🔼The name Chebar: Summary
- Meaning
- Abundant, Archetype, Delta, Sieve
- Etymology
- From the verb כבר (kabar), to be great or many.
🔼The name Chebar in the Bible
The name Chebar (or Kebar, as some translations have it) belongs to a river in Babylon and is mentioned in the Bible only by the prophet Ezekiel, although the Habor, as mentioned in Kings and Chronicles, may be the same as Ezekiel's Chebar. Some have suggested that the Biblical Chebar is the same as the Khabur River, a tributary to the Euphrates.
Ezekiel's famous visions of the Cherubim-throne came to him while he was in the land of the Chaldeans, among the exiles by the river Chebar (1:1, 1:3, 3:23, 10:15, 10:20, 10:22, 43:3). The Spirit of YHWH appears to have physically removed him (3:14), and after his first vision, Ezekiel returned to the exiles by the Chebar (3:15).

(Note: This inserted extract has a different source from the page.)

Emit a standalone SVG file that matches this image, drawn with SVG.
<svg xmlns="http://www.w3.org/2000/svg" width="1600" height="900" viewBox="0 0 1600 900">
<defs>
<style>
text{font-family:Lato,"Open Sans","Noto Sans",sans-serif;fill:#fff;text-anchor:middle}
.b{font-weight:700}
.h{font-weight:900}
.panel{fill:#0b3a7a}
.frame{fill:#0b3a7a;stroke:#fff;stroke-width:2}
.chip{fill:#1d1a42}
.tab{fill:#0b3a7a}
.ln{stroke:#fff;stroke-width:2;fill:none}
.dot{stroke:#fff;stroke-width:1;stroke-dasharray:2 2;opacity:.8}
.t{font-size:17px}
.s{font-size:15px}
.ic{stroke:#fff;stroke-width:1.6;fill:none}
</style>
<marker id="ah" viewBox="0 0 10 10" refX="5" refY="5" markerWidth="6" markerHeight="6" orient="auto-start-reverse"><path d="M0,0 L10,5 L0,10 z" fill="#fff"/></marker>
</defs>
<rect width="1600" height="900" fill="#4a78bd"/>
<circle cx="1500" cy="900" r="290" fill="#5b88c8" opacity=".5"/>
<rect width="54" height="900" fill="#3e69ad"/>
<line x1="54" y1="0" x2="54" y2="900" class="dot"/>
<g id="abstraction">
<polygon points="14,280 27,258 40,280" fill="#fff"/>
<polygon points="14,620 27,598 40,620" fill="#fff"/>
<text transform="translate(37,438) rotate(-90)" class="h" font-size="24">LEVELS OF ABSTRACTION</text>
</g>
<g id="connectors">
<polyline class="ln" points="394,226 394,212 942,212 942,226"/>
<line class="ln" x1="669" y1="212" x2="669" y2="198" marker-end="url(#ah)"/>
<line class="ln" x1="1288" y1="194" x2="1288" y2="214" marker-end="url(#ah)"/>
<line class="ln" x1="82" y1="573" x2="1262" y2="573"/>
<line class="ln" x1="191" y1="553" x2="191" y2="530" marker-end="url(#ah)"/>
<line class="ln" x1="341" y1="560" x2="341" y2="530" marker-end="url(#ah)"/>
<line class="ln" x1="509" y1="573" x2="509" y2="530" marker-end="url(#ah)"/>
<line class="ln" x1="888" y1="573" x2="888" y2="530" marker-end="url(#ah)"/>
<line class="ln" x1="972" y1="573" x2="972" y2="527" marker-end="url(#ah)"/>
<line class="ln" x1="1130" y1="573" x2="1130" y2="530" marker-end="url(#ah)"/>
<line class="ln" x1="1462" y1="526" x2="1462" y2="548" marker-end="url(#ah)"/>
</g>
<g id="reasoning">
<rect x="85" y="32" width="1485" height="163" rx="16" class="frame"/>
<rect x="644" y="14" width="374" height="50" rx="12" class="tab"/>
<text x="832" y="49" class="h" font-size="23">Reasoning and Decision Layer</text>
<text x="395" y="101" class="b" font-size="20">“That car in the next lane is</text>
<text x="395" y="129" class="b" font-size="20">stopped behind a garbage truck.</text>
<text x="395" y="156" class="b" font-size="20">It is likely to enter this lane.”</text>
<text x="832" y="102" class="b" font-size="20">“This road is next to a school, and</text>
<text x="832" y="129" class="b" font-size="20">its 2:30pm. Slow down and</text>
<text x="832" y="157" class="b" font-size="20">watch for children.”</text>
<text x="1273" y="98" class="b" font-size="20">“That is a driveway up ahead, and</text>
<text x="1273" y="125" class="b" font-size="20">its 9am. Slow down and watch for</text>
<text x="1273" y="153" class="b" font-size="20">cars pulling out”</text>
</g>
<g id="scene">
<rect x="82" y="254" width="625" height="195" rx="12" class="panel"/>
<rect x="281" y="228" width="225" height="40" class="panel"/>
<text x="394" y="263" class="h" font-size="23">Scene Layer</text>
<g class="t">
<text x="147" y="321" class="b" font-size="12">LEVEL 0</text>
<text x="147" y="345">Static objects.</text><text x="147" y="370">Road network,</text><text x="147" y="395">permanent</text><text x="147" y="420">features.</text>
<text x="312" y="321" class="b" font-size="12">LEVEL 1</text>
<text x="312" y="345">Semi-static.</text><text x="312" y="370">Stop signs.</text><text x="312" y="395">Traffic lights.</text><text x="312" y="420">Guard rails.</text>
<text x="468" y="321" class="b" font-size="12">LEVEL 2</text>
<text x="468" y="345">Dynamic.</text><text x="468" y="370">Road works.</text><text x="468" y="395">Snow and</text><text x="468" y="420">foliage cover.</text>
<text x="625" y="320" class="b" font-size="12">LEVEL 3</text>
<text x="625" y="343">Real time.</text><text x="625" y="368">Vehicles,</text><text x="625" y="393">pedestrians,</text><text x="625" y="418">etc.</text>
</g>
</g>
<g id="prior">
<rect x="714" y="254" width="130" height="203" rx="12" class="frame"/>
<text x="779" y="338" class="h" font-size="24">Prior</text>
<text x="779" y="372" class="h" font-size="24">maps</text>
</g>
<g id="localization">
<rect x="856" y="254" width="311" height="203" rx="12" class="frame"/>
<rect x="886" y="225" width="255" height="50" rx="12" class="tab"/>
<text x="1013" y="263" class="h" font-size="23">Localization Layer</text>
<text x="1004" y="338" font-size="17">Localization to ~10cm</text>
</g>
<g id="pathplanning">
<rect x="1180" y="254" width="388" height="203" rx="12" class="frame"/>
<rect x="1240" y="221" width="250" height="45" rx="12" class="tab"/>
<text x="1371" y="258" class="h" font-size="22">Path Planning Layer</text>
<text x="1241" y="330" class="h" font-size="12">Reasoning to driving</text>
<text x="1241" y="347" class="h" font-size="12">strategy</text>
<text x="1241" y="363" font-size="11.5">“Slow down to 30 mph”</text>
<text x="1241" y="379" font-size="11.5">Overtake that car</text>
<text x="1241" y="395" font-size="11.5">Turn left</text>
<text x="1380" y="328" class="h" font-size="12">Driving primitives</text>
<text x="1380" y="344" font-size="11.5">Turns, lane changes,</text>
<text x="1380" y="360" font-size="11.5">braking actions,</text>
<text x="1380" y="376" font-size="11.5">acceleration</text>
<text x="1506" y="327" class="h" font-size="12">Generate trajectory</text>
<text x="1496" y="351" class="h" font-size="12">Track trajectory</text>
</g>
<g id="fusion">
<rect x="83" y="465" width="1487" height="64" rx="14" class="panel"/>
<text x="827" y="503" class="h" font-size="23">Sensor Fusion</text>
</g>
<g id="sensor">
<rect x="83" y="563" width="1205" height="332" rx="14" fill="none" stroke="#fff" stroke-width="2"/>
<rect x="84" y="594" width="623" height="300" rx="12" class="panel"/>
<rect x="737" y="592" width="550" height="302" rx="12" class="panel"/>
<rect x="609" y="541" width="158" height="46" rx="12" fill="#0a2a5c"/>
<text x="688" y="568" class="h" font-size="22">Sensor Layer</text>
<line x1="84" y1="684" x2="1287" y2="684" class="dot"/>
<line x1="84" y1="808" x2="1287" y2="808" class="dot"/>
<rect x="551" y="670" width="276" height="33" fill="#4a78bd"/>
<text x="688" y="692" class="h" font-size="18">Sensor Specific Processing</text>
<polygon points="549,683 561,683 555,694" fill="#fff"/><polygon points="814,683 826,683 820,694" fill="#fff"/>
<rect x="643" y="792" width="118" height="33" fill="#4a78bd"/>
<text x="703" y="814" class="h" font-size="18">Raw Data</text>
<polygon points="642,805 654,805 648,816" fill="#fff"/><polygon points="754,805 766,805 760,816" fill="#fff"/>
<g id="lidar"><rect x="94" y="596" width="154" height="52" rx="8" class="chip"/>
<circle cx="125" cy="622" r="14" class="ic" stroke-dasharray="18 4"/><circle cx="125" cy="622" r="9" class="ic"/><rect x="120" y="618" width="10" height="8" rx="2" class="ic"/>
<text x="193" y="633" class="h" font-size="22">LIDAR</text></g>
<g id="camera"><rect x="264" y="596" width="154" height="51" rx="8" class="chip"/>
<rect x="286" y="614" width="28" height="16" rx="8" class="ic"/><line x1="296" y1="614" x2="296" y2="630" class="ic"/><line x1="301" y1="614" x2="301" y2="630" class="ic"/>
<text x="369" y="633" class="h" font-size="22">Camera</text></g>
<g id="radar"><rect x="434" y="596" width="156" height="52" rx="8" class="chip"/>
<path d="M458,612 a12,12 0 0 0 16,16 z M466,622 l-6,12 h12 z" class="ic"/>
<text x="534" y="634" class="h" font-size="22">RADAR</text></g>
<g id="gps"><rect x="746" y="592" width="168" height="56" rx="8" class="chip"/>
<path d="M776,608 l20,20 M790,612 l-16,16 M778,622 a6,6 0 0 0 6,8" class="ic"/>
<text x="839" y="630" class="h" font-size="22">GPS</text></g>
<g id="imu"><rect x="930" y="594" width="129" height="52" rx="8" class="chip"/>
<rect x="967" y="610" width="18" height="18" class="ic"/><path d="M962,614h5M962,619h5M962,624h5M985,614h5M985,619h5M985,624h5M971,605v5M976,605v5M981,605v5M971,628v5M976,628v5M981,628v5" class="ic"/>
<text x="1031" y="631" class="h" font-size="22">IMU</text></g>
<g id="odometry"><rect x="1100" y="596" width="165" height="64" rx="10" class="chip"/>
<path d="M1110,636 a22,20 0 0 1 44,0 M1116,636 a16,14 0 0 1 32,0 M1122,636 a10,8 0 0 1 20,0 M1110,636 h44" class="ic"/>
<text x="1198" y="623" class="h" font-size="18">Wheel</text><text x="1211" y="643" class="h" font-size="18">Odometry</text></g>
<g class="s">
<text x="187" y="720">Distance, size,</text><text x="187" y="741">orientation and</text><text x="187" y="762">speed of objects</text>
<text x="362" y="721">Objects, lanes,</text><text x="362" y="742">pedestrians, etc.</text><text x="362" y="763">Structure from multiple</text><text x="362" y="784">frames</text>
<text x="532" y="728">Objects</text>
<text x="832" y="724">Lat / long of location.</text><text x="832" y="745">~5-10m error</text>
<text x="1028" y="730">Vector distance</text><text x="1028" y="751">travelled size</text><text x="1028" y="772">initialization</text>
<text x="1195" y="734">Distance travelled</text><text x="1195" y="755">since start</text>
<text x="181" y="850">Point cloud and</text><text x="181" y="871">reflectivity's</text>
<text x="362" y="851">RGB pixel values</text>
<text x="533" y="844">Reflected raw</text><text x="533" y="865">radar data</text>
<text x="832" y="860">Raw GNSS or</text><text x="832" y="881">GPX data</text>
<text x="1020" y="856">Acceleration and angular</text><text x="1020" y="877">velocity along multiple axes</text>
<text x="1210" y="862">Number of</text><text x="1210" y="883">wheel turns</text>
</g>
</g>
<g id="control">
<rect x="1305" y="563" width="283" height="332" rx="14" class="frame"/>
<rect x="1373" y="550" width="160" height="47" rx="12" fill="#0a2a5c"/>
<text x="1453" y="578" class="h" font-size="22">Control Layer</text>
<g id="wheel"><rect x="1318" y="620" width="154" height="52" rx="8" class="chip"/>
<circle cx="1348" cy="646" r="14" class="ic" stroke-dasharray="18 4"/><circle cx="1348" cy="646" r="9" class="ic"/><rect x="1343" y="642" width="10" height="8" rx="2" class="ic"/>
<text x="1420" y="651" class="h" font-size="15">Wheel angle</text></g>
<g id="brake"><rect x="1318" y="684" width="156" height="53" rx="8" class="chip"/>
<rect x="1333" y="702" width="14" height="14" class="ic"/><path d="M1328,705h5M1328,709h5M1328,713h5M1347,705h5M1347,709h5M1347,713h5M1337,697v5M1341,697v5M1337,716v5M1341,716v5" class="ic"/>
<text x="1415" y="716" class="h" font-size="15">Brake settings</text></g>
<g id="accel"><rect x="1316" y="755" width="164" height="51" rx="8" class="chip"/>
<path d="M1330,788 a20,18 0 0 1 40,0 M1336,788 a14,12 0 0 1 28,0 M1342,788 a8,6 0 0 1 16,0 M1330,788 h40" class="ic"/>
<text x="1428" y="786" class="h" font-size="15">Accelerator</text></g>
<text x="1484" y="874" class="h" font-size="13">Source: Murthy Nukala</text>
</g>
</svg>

🔼Etymology of the name Chebar
The name Chebar comes from the verb כבר (kabar), meaning to be great, and was pointed by the Masoretes to be identical to the adverb כבר (kebar), meaning already:
כבר
The verb כבר (kabar) means to be awe-inspiring great, much or many. Adjective כביר (kabbir) means great, mighty or much. Adverb כבר (kebar) means already in the sense that all events derive from archetypes that were already long established.
It appears that great quantities necessitated tools to sift through them, and this gave rise to a group of words that have to do with sieving and which appear to be derived from our verb כבר (kabar): Noun כברה (kebara) denotes a sieve for sifting grain. Noun מכבר (makber) appears to denote a kind of cloth, probably a coarsely woven net-like fabric. Noun מכבר (mikbar) is an architectural term and appears to describe a grate or lattice that surrounded the main altar of the tabernacle.
🔼Chebar meaning
For a meaning of the name Chebar, NOBSE Study Bible Name List appears to go with the sieve-element of our verb and translates our name with Joining (apparently taking it to be the Euphrates' tributary). Jones' Dictionary of Old Testament Proper Names proposes Abundant or Vehement. BDB Theological Dictionary does not offer an interpretation of our name but does list it under כבר (kabar), suggesting that our river was named after its greatness.